Cracks in the Foundation? Equities Selling Off - Volatility Rises
A: Its been a while since there has been a reason for me to write something other than "equities continue to rise & so does Manhattan real estate" stories. Lets face it, in this fed engineered environment for the past few years volatility was non existent. This translated into a "risk on" mentality and utter lack of fear in the Manhattan marketplace. But looking at the markets 'unglueing' over the past week or so, could there be some cracks in the foundation?
For the past year or so this market has experienced a lack of "1-on-1" negotiations amidst a very tight inventory crunch. In its simplest terms, there has been too much demand chasing too few quality properties out there in Manhattan.
Buyers had to get very aggressive to win deals and in multiple offer situations, it isn't hard for one very interested buyer to "gap up" their bid to win out. I already know of a few pending deals from a few weeks ago that will blow away some brokers/consumers once the deal closes and becomes public record. The first few weeks of January 2014 is reminding me of the peak back in May last year. But things could very easily change over the near term.
As I often say here on UD, its all about the buyers ('the bids')! When the bids pause, its up to the market to adapt and right now I am telling you that sellers have nothing but incredibly strong comparable sales to base future price expectations on. I wonder if a gap will open up between bid & ask if equities & credit continue their current selloff.
Here is what has happened in the past week or so:
-- Equity markets are roughly 5%+ off their peak highs
-- VIX (volatility index) surges; Emerging Markets VIX sells off most in 2 years
-- Credit Spreads starting to widen
Putting aside what is causing this (who the heck really knows anyway, we could simply be selling off after a ridiculous reflation for the past 4+ years), lets discuss the dangers here.

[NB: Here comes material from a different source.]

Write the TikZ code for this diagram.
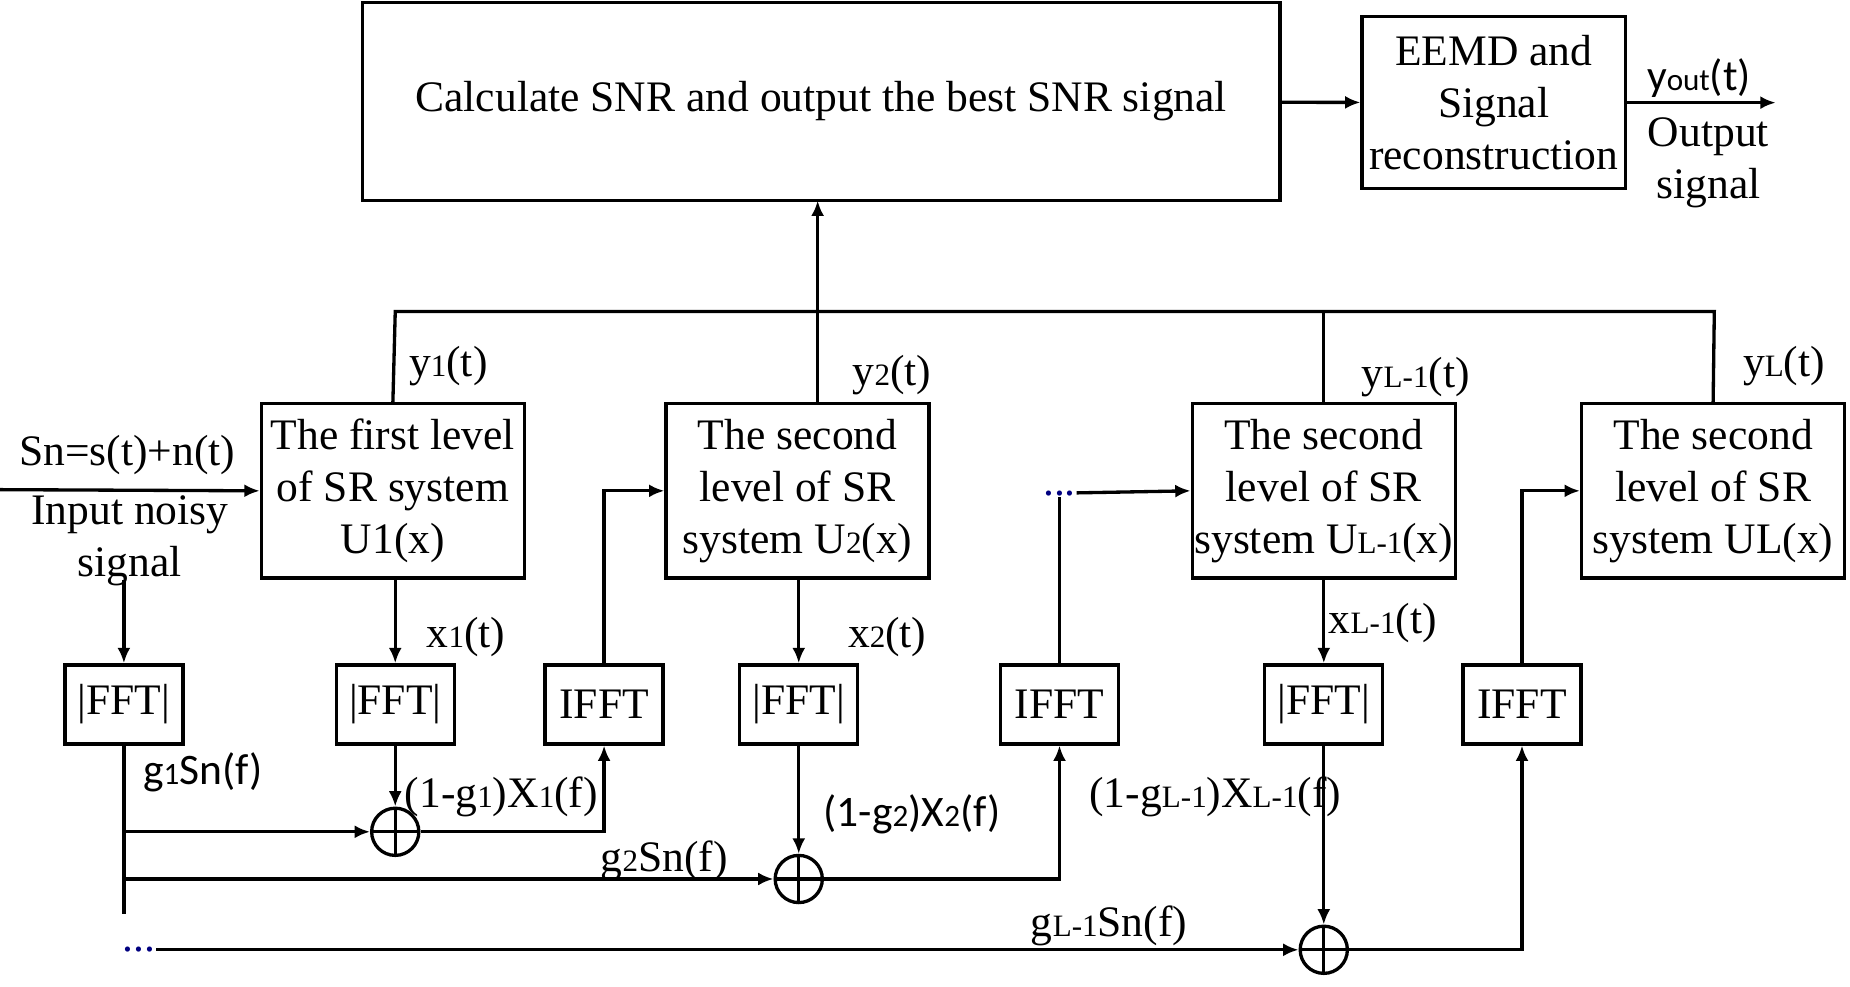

Now, one week won't impact Manhattan markets unless some kind of surprise event akin to Lehman failing occurs and kicks off a much more aggressive deterioration in markets. I mean, if volatility comes down tomorrow and equity indexes just muddle around these new lower levels, I don't see Manhattan real estate being impacted by recent events. However, what we have to watch out for is whether this current selloff starts deepening and feeding on itself.
Its something to start watching for one reason alone --> all it takes is continued rising uncertainty to put a bit of pause in buyer's bids . There is no quicker way to insert uncertainty & pause in a buyers mind than (a) a fierce selloff in equities + (b) a surge in volatility indexes + (c) widening of credit spreads which might indicate more weakness is yet to be priced into equities. All of which seem to be occurring to some degree.
Its all about the bids. Lets face it, for over a year now sellers have been tapping what seems to be an endless well of aggressive buyers with tons of cash! A long enough time for brokers/buyers/sellers to adapt and change their expectations.
Should this credit/equity selloff continue it would be hard to imagine buyers not being impacted and being the first to update their expectations.
It starts with rising uncertainty and real reasons for buyer confidence to fall --> that leads to less aggressive bids and a shrinking of the buyer pool (some buyers decide to wait) --> dropping deal volume will be the first sign of trouble when compared to historical averages for that month --> sellers will have to adapt until either bids come back or their price expectation falls to meet the new market.
There is a cycle to this madness and if equities reach full correction territory, I am sure the media will amplify the affect and quicken the cycle. The psychology of asset cycles tells us that down cycles often feed on themselves changing euphoria very quickly into anxiety, then denial, then fear, then panic, and then depression.
TheRealDeal posted its 2014 Predictions story and I was quoted saying this:
"The warning signs will likely first appear in credit spreads and then equities and bond markets will react. That's how it started last time, in 2007, so that is where I'll be looking again. The hard part is figuring out whether a minor blip is just that, a blip on a longer-term positive trend line, or if it's a true warning of some bigger event."I didnt think it would happen this quickly but I find myself right now in that position wondering if this selloff is another "blip on the longer term trend line" or "a true warning sign of a bigger event".
Lets keep our eyes peeled and watch credit for an indication if this selloff has legs or not. In the meantime I will report if there is meaningful change in what I see in the field or in the Manhattan data coming in.